1970 Ford F-250 Camper
Sold for $24,200, Barrett-Jackson
Another classic the buyer didn’t have to sell their house to get. Hey, even if they did, there was probably no better choice than this fantastic 1970 Ford F-250 with rare, period-correct Goldline bed camper. The information on the listing is scant, and the photos aren’t as detailed as we’d like, but this “unrestored” truck appears to be in at least #3 (Good) condition. Our price guide lists a #3 truck with this desirable 390-cubic-inch V-8 at $15,400 and a #2 example at $30,000, meaning this would have been considered a solid buy without the bed camper. We’ll keep an eye out for this rig at Overland Expo.
1964 Ford Thunderbird
Sold for $30,800, Gooding & Co.
Gooding’s fabulously original Thunderbird is proof you can still find some seriously high-quality classics for an incongruously small amount of cash. At a smidge under $31,000, this T-bird streaks past its #1 (Concours) condition value of $22,700, but it’s important to account for this black coupe’s stunning preservation-class condition. With just 36,000 miles recorded at the time of cataloguing, it’s an untouched and well-maintained example that would be a great buy for a few thousand more than it claimed. It might be a smidge too well-preserved to serve as a guilt-free weekend cruiser, but it’s a shoo-in for awards at local shows and potential appearances at major events around the country.
1972 Citroën SM
Sold for $44,800, Bonhams
Fortune favors the bold, but in the case of Citroën’s French-Italian duet, you’ll need to be both bold and already possess a sizable fortune to keep this Parisian Maserati floating down the rue. Or is that strada?
We digress. The alluring and endlessly enigmatic SM is likely worth the effort, especially as Bonhams’ striking green example sold right within the range of its #3 condition rating. The secret sauce here is this specific SM’s status as a Euro-market car, which lends added value for the retro-chic non-DOT headlights, along with the desirable five-speed manual transmission and Weber carburetors. Hagerty Price Guide publisher Dave Kinney says it best; “A weak U.S. example might have brought $28,000 more or less; this is twice the car for less than half the price. That’s why it’s important to look for more than just the numbers.”
1997 Bentley Continental R California Edition
Sold for $56,000, Bonhams
Bonhams’ Scottsdale sale proffered a trio of big-body Bentley Continental coupes, each a bargain. As a general rule, these pre-Volkswagen Bentleys remain undervalued in the marketplace, so any clean, well-documented Conti represents a rare opportunity for the average-moneyed enthusiast to get in on (or near) the ground floor before the collecting sphere realizes how tremendously special and capable these barges are and spikes prices to the hand-stitched, leather-lined moon.

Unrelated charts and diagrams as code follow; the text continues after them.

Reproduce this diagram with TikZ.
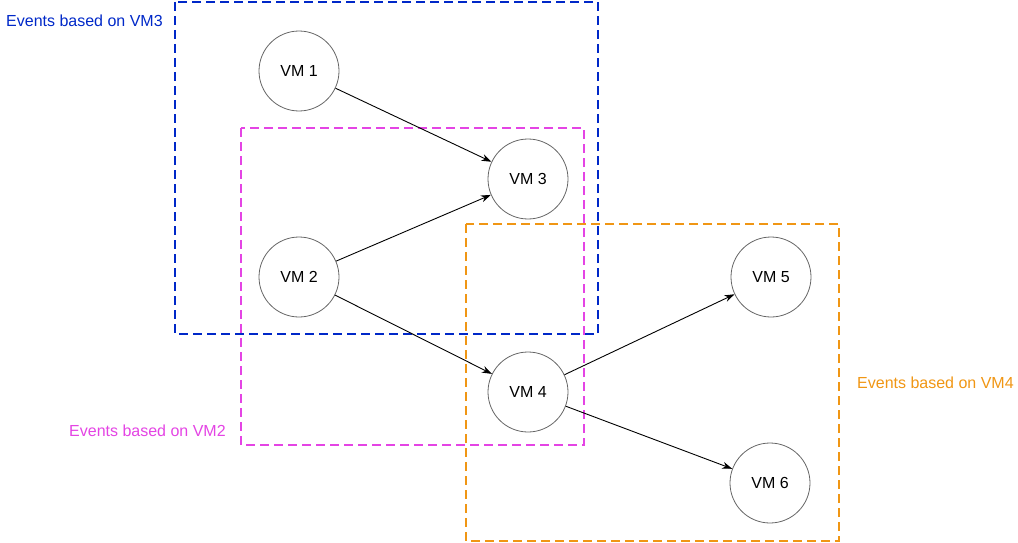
\documentclass[tikz,border=0pt]{standalone}
\usepackage{fontspec}
\setmainfont{Liberation Sans}
\usepackage{tikz}
\usetikzlibrary{arrows.meta}
\definecolor{vmblue}{RGB}{0,40,200}
\definecolor{vmpink}{RGB}{228,68,228}
\definecolor{vmorange}{RGB}{240,150,20}

\begin{document}
\begin{tikzpicture}[x=1pt, y=-1pt, font=\fontsize{16}{19}\selectfont,
	main/.style = {draw=black!60, circle, minimum size=80pt, inner sep=0pt, line width=0.8pt},
	group/.style = {line width=1.8pt, dash pattern=on 9pt off 5pt},
	edge/.style = {-{Stealth[length=10pt, width=7pt]}, line width=0.9pt}]
	\useasboundingbox (0,0) rectangle (1018,543);
	\draw[group, vmblue] (175,2) rectangle (598,334);
	\draw[group, vmpink] (241,128) rectangle (584,445);
	\draw[group, vmorange] (466,224) rectangle (839,541);
	\node[main] (A) at (299,71){VM 1};
	\node[main] (C) at (528,179){VM 3};
	\node[main] (B) at (299,277){VM 2};
	\node[main] (D) at (528,392){VM 4};
	\node[main] (E) at (771,277){VM 5};
	\node[main] (F) at (770,483){VM 6};
	\node[text=vmblue, anchor=west, inner sep=0pt] (LB) at (6,21){Events based on VM3};
	\node[text=vmpink, anchor=west, inner sep=0pt] (LP) at (69,431){Events based on VM2};
	\node[text=vmorange, anchor=west, inner sep=0pt] (LO) at (857,383){Events based on VM4};
	\draw[edge] (A) -- (C);
	\draw[edge] (B) -- (C);
	\draw[edge] (B) -- (D);
	\draw[edge] (D) -- (E);
	\draw[edge] (D) -- (F);
\end{tikzpicture}
\end{document}
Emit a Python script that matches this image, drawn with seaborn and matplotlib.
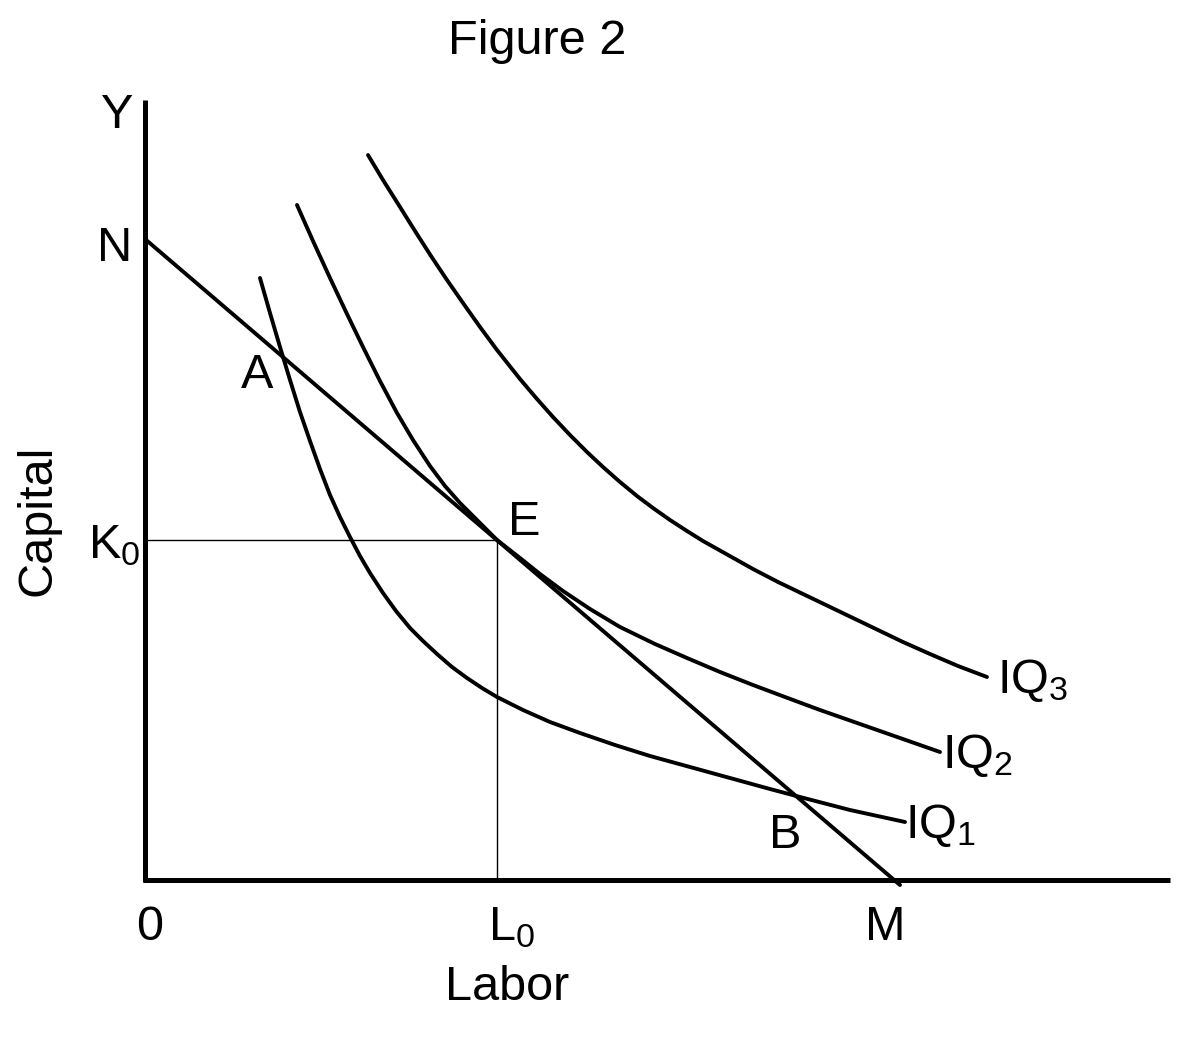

While perhaps not as evocative as a Lamborghini Diablo or Ferrari 550, there’s really nothing that approaches the Continental R’s character-per-dollar ratio as of this writing. These bruisers are hand-built, over-torqued interstate cruise missiles with bones of granite and seats from a smoking lounge.
In Scottsdale, Bonhams moved a 1998 Bentley Continental T Mulliner RSE Edition ($98,000) and 1997 Continental T Coupe ($84,000), but it was the white-over-tan 1997 Continental R California Edition that had us perked up. Only six of these were made, each wearing bespoke aesthetic touches pulled from the more performance-oriented Continental T, including flared wheel arches, wheels, and a boost gauge in the center stack.
$56,000 bought this Bentley, some $40,000 down on the modestly more powerful RSE. Add in the fact the California Edition comes with $28,000 worth of maintenance and service over the past three years, and this was a keen, pragmatic purchase in a market where flush collectors are burning stacks of cash on far more dubious, less interesting cars.